_Given records_.

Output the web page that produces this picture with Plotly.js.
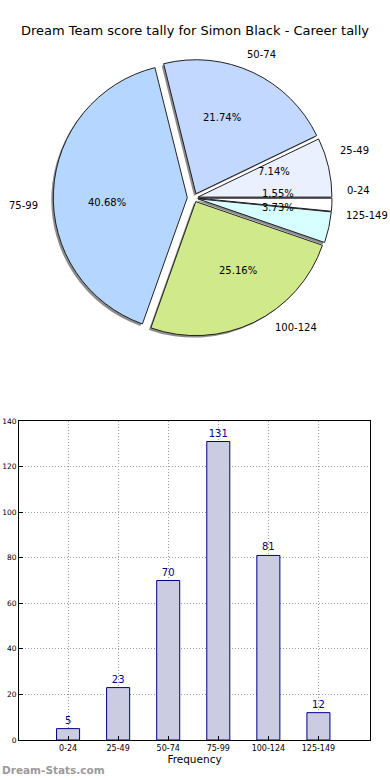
<!DOCTYPE html>
<html>
<head>
<meta charset="utf-8">
<script src="https://cdn.plot.ly/plotly-3.0.1.min.js"></script>
<style>html,body{margin:0;padding:0;background:#fff;}#chart{width:390px;height:780px;}</style>
</head>
<body>
<div id="chart"></div>
<script>
var categories = ["0-24", "25-49", "50-74", "75-99", "100-124", "125-149"];
var counts = [5, 23, 70, 131, 81, 12];
var pieColors = ["#ffffff", "#eaf0fe", "#c3d8ff", "#b5d6ff", "#d0ea8b", "#d8ffff"];
var piePull = [0.03, 0.03, 0.035, 0.05, 0.03, 0.03];
var yTicks = [0, 20, 40, 60, 80, 100, 120, 140];

var W = 390, H = 780;
var cx = 194, cy = 198, r = 134, maxPull = Math.max.apply(null, piePull);
var half = r * (1 + maxPull);
function dom(dx, dy) {
  return {
    x: [(cx - half + dx) / W, (cx + half + dx) / W],
    y: [(H - cy - half - dy) / H, (H - cy + half - dy) / H]
  };
}
var font = "DejaVu Sans, sans-serif";

var shadow = {
  type: "pie", labels: categories, values: counts, sort: false,
  direction: "counterclockwise", rotation: 90, pull: piePull,
  domain: dom(-2, 2),
  marker: {colors: categories.map(function(){return "#8c8c8c";}), line: {width: 0}},
  textinfo: "none", hoverinfo: "skip", showlegend: false
};
var main = {
  type: "pie", labels: categories, values: counts, sort: false,
  direction: "counterclockwise", rotation: 90, pull: piePull,
  domain: dom(0, 0),
  marker: {colors: pieColors, line: {color: "#222222", width: 1}},
  textinfo: "none", showlegend: false
};
var bars = {
  type: "bar", x: categories, y: counts, xaxis: "x", yaxis: "y",
  width: 0.46,
  marker: {color: "#cbcbe2", line: {color: "#000080", width: 1}},
  text: counts.map(String), textposition: "outside", cliponaxis: false,
  textfont: {family: font, size: 10, color: "#000080"},
  showlegend: false, hoverinfo: "x+y"
};

// Pie label / percentage annotations, placed the way the original (matplotlib) places them:
// percentages at 0.6 radius, labels at 1.1 radius, both shifted by the slice's pull.
var total = counts.reduce(function(a, b){return a + b;}, 0);
var pieAnn = [];
var acc = 0;
counts.forEach(function(v, i) {
  var a0 = acc / total * 360, a1 = (acc + v) / total * 360;
  acc += v;
  var mid = (a0 + a1) / 2 * Math.PI / 180;
  var c = Math.cos(mid), s = Math.sin(mid);
  var p = piePull[i];
  pieAnn.push({
    text: (v / total * 100).toFixed(2) + "%", xref: "paper", yref: "paper",
    x: (cx + (p + 0.6) * r * c) / W, y: (H - cy + (p + 0.6) * r * s) / H,
    xanchor: "center", yanchor: "middle", showarrow: false,
    font: {family: font, size: 10, color: "#000"}
  });
  pieAnn.push({
    text: categories[i], xref: "paper", yref: "paper",
    x: (cx + (p + 1.1) * r * c) / W, y: (H - cy + (p + 1.1) * r * s) / H,
    xanchor: c >= 0 ? "left" : "right", yanchor: "middle", showarrow: false,
    font: {family: font, size: 10, color: "#000"}
  });
});

var layout = {
  width: W, height: H,
  margin: {l: 0, r: 0, t: 0, b: 0},
  paper_bgcolor: "#fff", plot_bgcolor: "#fff",
  font: {family: font, color: "#000"},
  title: {text: "Dream Team score tally for Simon Black - Career tally",
    font: {family: font, size: 13, color: "#000"},
    x: 0.5, xanchor: "center", y: 1 - 30 / H, yanchor: "middle", yref: "container"},
  xaxis: {
    domain: [19 / W, 370 / W], anchor: "y",
    type: "category", range: [-0.98, 6.03],
    showline: true, linecolor: "#000", linewidth: 1, mirror: true,
    ticks: "inside", ticklen: 4, tickcolor: "#000",
    showgrid: true, gridcolor: "#9a9a9a", griddash: "1px,2px", gridwidth: 1,
    tickfont: {family: font, size: 8, color: "#000"},
    title: {text: "Frequency", font: {family: font, size: 10.5, color: "#000"}, standoff: 4},
    zeroline: false, fixedrange: true
  },
  yaxis: {
    domain: [(H - 740) / H, (H - 421) / H], anchor: "x",
    range: [0, 140], tickvals: yTicks,
    showline: true, linecolor: "#000", linewidth: 1, mirror: true,
    ticks: "inside", ticklen: 4, tickcolor: "#000",
    showgrid: true, gridcolor: "#9a9a9a", griddash: "1px,2px", gridwidth: 1,
    tickfont: {family: font, size: 7.5, color: "#000"},
    zeroline: false, fixedrange: true
  },
  annotations: pieAnn.concat([{
    text: "<b>Dream-Stats.com</b>", xref: "paper", yref: "paper",
    x: 0, y: 10 / H, xanchor: "left", yanchor: "middle", showarrow: false,
    font: {family: font, size: 10.5, color: "#9a9a9a"}
  }])
};

Plotly.newPlot("chart", [shadow, main, bars], layout, {displayModeBar: false, staticPlot: true});
</script>
</body>
</html>
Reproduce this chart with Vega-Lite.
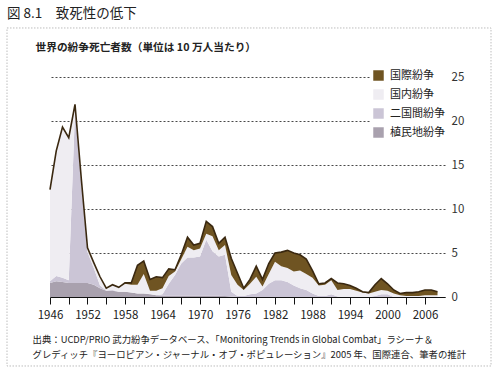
{
  "$schema": "https://vega.github.io/schema/vega-lite/v6.json",
  "width": 395,
  "height": 220,
  "autosize": {"type": "none"},
  "padding": {"left": 50, "top": 77, "right": 56, "bottom": 87},
  "background": "white",
  "config": {"font": "Noto Sans CJK JP", "view": {"stroke": null}},
  "title": {"text": "図 8.1　致死性の低下", "anchor": "start", "frame": "group", "dx": -43, "fontSize": 13.5, "fontWeight": "normal", "font": "Noto Sans CJK JP", "color": "#222", "offset": 0, "baseline": "middle", "dy": 0},
  "data": {"values": [
    {"year":1946,"colonial":1.6,"inter":0.2,"civil":10.4,"intl":0},
    {"year":1947,"colonial":1.8,"inter":0.6,"civil":14.2,"intl":0},
    {"year":1948,"colonial":1.7,"inter":0.5,"civil":17.1,"intl":0},
    {"year":1949,"colonial":1.6,"inter":0.3,"civil":16.2,"intl":0},
    {"year":1950,"colonial":1.6,"inter":19.6,"civil":0.7,"intl":0},
    {"year":1951,"colonial":1.6,"inter":11.4,"civil":0.5,"intl":0},
    {"year":1952,"colonial":1.6,"inter":3.5,"civil":0.5,"intl":0},
    {"year":1953,"colonial":1.4,"inter":1.9,"civil":0.6,"intl":0},
    {"year":1954,"colonial":1.0,"inter":0.3,"civil":1.0,"intl":0},
    {"year":1955,"colonial":0.7,"inter":0.05,"civil":0.25,"intl":0},
    {"year":1956,"colonial":0.7,"inter":0.1,"civil":0.6,"intl":0},
    {"year":1957,"colonial":0.6,"inter":0,"civil":0.5,"intl":0},
    {"year":1958,"colonial":0.6,"inter":0,"civil":0.9,"intl":0.1},
    {"year":1959,"colonial":0.5,"inter":0,"civil":0.9,"intl":0.2},
    {"year":1960,"colonial":0.4,"inter":0,"civil":1.0,"intl":2.2},
    {"year":1961,"colonial":0.4,"inter":0,"civil":2.2,"intl":1.5},
    {"year":1962,"colonial":0.3,"inter":0.05,"civil":0.35,"intl":1.3},
    {"year":1963,"colonial":0.2,"inter":0,"civil":0.5,"intl":1.6},
    {"year":1964,"colonial":0.15,"inter":0.15,"civil":0.7,"intl":1.2},
    {"year":1965,"colonial":0.15,"inter":1.35,"civil":0.9,"intl":0.8},
    {"year":1966,"colonial":0.15,"inter":2.35,"civil":0.4,"intl":0.2},
    {"year":1967,"colonial":0.15,"inter":3.65,"civil":0.5,"intl":0.5},
    {"year":1968,"colonial":0.15,"inter":4.35,"civil":1.2,"intl":1.1},
    {"year":1969,"colonial":0.15,"inter":4.35,"civil":0.8,"intl":0.6},
    {"year":1970,"colonial":0.15,"inter":4.45,"civil":0.9,"intl":0.6},
    {"year":1971,"colonial":0.15,"inter":6.35,"civil":0.7,"intl":1.4},
    {"year":1972,"colonial":0.15,"inter":5.05,"civil":1.7,"intl":1.1},
    {"year":1973,"colonial":0.15,"inter":4.45,"civil":0.7,"intl":0.8},
    {"year":1974,"colonial":0.1,"inter":4.7,"civil":1.1,"intl":0.9},
    {"year":1975,"colonial":0.05,"inter":0.55,"civil":1.9,"intl":1.9},
    {"year":1976,"colonial":0,"inter":0.1,"civil":1.3,"intl":1.3},
    {"year":1977,"colonial":0,"inter":0.1,"civil":0.7,"intl":0.2},
    {"year":1978,"colonial":0,"inter":0.3,"civil":1.2,"intl":0.5},
    {"year":1979,"colonial":0,"inter":0.4,"civil":1.9,"intl":1.2},
    {"year":1980,"colonial":0,"inter":0.8,"civil":0.4,"intl":0.8},
    {"year":1981,"colonial":0,"inter":1.5,"civil":1.1,"intl":1.2},
    {"year":1982,"colonial":0,"inter":1.9,"civil":2.1,"intl":1.0},
    {"year":1983,"colonial":0,"inter":1.9,"civil":1.6,"intl":1.6},
    {"year":1984,"colonial":0,"inter":1.7,"civil":1.6,"intl":2.0},
    {"year":1985,"colonial":0,"inter":1.3,"civil":1.6,"intl":2.1},
    {"year":1986,"colonial":0,"inter":1.0,"civil":2.0,"intl":1.8},
    {"year":1987,"colonial":0,"inter":0.8,"civil":1.8,"intl":1.7},
    {"year":1988,"colonial":0,"inter":0.4,"civil":1.8,"intl":0.8},
    {"year":1989,"colonial":0,"inter":0.1,"civil":1.2,"intl":0.2},
    {"year":1990,"colonial":0,"inter":0.1,"civil":1.3,"intl":0.2},
    {"year":1991,"colonial":0,"inter":0.3,"civil":1.6,"intl":0.2},
    {"year":1992,"colonial":0,"inter":0.05,"civil":0.75,"intl":0.8},
    {"year":1993,"colonial":0,"inter":0,"civil":0.9,"intl":0.6},
    {"year":1994,"colonial":0,"inter":0,"civil":0.9,"intl":0.4},
    {"year":1995,"colonial":0,"inter":0,"civil":0.7,"intl":0.3},
    {"year":1996,"colonial":0,"inter":0,"civil":0.5,"intl":0.1},
    {"year":1997,"colonial":0,"inter":0,"civil":0.4,"intl":0.1},
    {"year":1998,"colonial":0,"inter":0.1,"civil":0.5,"intl":0.8},
    {"year":1999,"colonial":0,"inter":0.3,"civil":0.5,"intl":1.3},
    {"year":2000,"colonial":0,"inter":0.3,"civil":0.4,"intl":0.8},
    {"year":2001,"colonial":0,"inter":0,"civil":0.4,"intl":0.4},
    {"year":2002,"colonial":0,"inter":0,"civil":0.2,"intl":0.2},
    {"year":2003,"colonial":0,"inter":0,"civil":0.1,"intl":0.4},
    {"year":2004,"colonial":0,"inter":0,"civil":0.1,"intl":0.4},
    {"year":2005,"colonial":0,"inter":0,"civil":0.1,"intl":0.5},
    {"year":2006,"colonial":0,"inter":0,"civil":0.2,"intl":0.6},
    {"year":2007,"colonial":0,"inter":0,"civil":0.2,"intl":0.6},
    {"year":2008,"colonial":0,"inter":0,"civil":0.2,"intl":0.4}
  ]},
  "layer": [
    {
      "data": {"values": [{}]},
      "mark": {"type": "rect", "fill": null, "fillOpacity": 0, "stroke": "#bdbdbd", "strokeDash": [1.5, 1.5], "strokeWidth": 1, "clip": false},
      "encoding": {
        "x": {"datum": 1939.12, "type": "quantitative"},
        "x2": {"datum": 2016.56},
        "y": {"datum": 30.57, "type": "quantitative"},
        "y2": {"datum": -7.84}
      }
    },
    {
      "transform": [
        {"fold": ["colonial", "inter", "civil", "intl"], "as": ["key", "value"]},
        {"calculate": "datum.key === 'intl' ? '国際紛争' : datum.key === 'civil' ? '国内紛争' : datum.key === 'inter' ? '二国間紛争' : '植民地紛争'", "as": "type"},
        {"calculate": "indexof(['colonial', 'inter', 'civil', 'intl'], datum.key)", "as": "k"},
        {"stack": "value", "groupby": ["year"], "sort": [{"field": "k", "order": "ascending"}], "as": ["v0", "v1"]}
      ],
      "layer": [
        {
          "mark": {"type": "area", "interpolate": "linear"},
          "encoding": {
            "x": {
              "field": "year", "type": "quantitative",
              "scale": {"domain": [1946, 2009.2], "nice": false, "zero": false},
              "axis": {
                "values": [1946,1949,1952,1955,1958,1961,1964,1967,1970,1973,1976,1979,1982,1985,1988,1991,1994,1997,2000,2003,2006],
                "tickCount": 40,
                "format": "d",
                "labelExpr": "(datum.value - 1946) % 6 === 0 ? datum.label : ''",
                "grid": false,
                "domainColor": "#111", "domainWidth": 1,
                "tickColor": "#111", "tickSize": 7, "tickWidth": 1,
                "labelFont": "Noto Sans CJK JP", "labelFontSize": 11.5, "labelColor": "#222", "labelPadding": 5,
                "labelOverlap": false, "labelFlush": false, "labelBound": false,
                "title": ["出典：UCDP/PRIO 武力紛争データベース、「Monitoring Trends in Global Combat」ラシーナ＆", "グレディッチ『ヨーロピアン・ジャーナル・オブ・ポピュレーション』2005 年、国際連合、筆者の推計"],
                "titleFont": "Noto Sans CJK JP", "titleFontSize": 9.4, "titleFontWeight": "normal", "titleColor": "#222",
                "titleAlign": "left", "titleBaseline": "top", "titleAnchor": "start",
                "titleX": -18, "titleY": 38, "titleLineHeight": 15.5
              }
            },
            "y": {
              "field": "v1", "type": "quantitative",
              "scale": {"domain": [0, 25], "nice": false},
              "axis": {
                "orient": "right",
                "values": [0, 5, 10, 15, 20, 25],
                "tickCount": 10,
                "grid": true, "gridDash": [2, 2], "gridColor": "#333", "gridWidth": 0.9,
                "domain": false, "ticks": false,
                "labelFont": "Noto Sans CJK JP", "labelFontSize": 11.5, "labelColor": "#333", "labelPadding": 6,
                "title": "世界の紛争死亡者数（単位は 10 万人当たり）",
                "titleFont": "Noto Sans CJK JP", "titleFontSize": 10.7, "titleFontWeight": "bold", "titleColor": "#222",
                "titleAngle": 0, "titleAlign": "left", "titleBaseline": "middle",
                "titleX": -410, "titleY": -30
              }
            },
            "y2": {"field": "v0"},
            "color": {
              "field": "type", "type": "nominal",
              "scale": {"domain": ["国際紛争", "国内紛争", "二国間紛争", "植民地紛争"], "range": ["#6f5422", "#efedf2", "#cbc5d6", "#a9a1ae"]},
              "legend": {
                "title": null, "orient": "none", "legendX": 320, "legendY": -10,
                "fillColor": "white", "padding": 3,
                "symbolType": "square", "symbolSize": 110, "symbolStrokeWidth": 0,
                "labelFont": "Noto Sans CJK JP", "labelFontSize": 11, "labelColor": "#222",
                "rowPadding": 7, "labelOffset": 6
              }
            }
          }
        },
        {
          "transform": [{"filter": "datum.key === 'intl'"}],
          "mark": {"type": "line", "color": "#3a2810", "strokeWidth": 1.6},
          "encoding": {
            "x": {"field": "year", "type": "quantitative"},
            "y": {"field": "v1", "type": "quantitative"}
          }
        }
      ]
    }
  ]
}
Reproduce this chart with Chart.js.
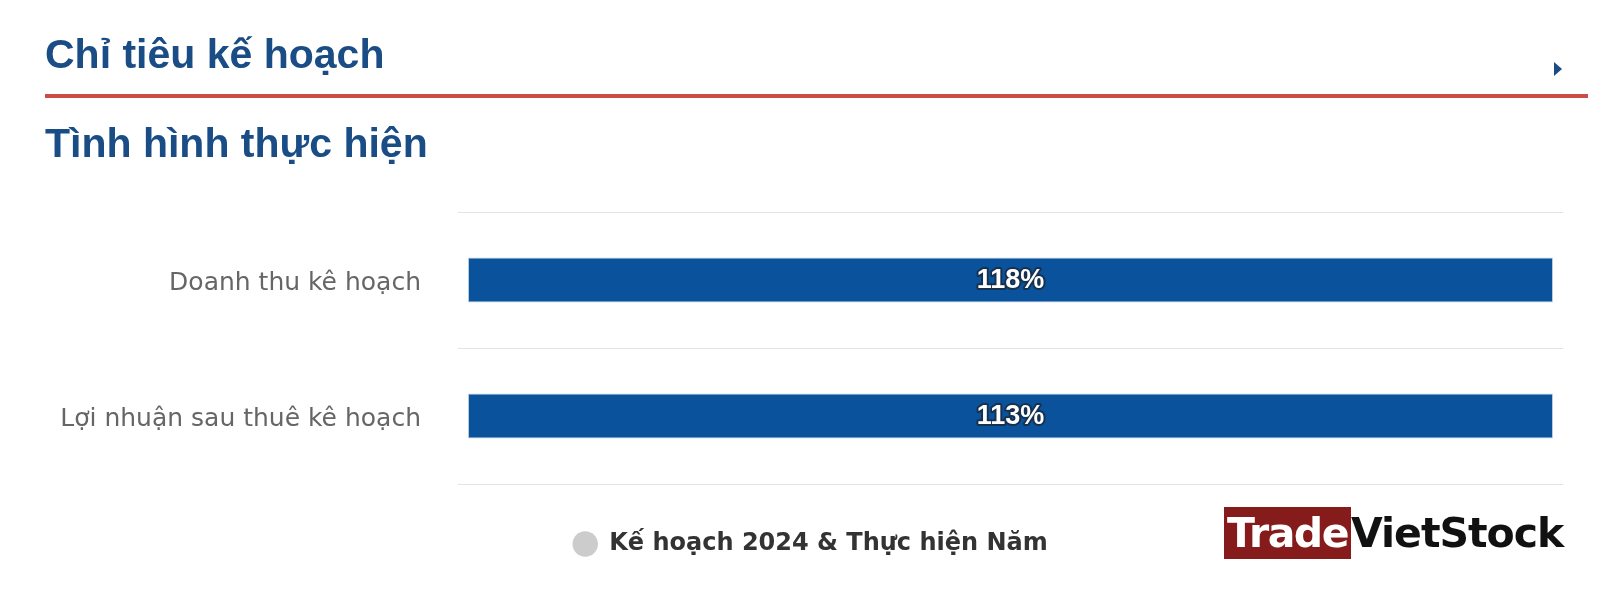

_What you are asked to do_. Look through the entries above and report each line where the string "Reproduce" occurs.

_Exercise answer_.
Reproduce this chart with Vega-Lite.
Reproduce this chart with Chart.js.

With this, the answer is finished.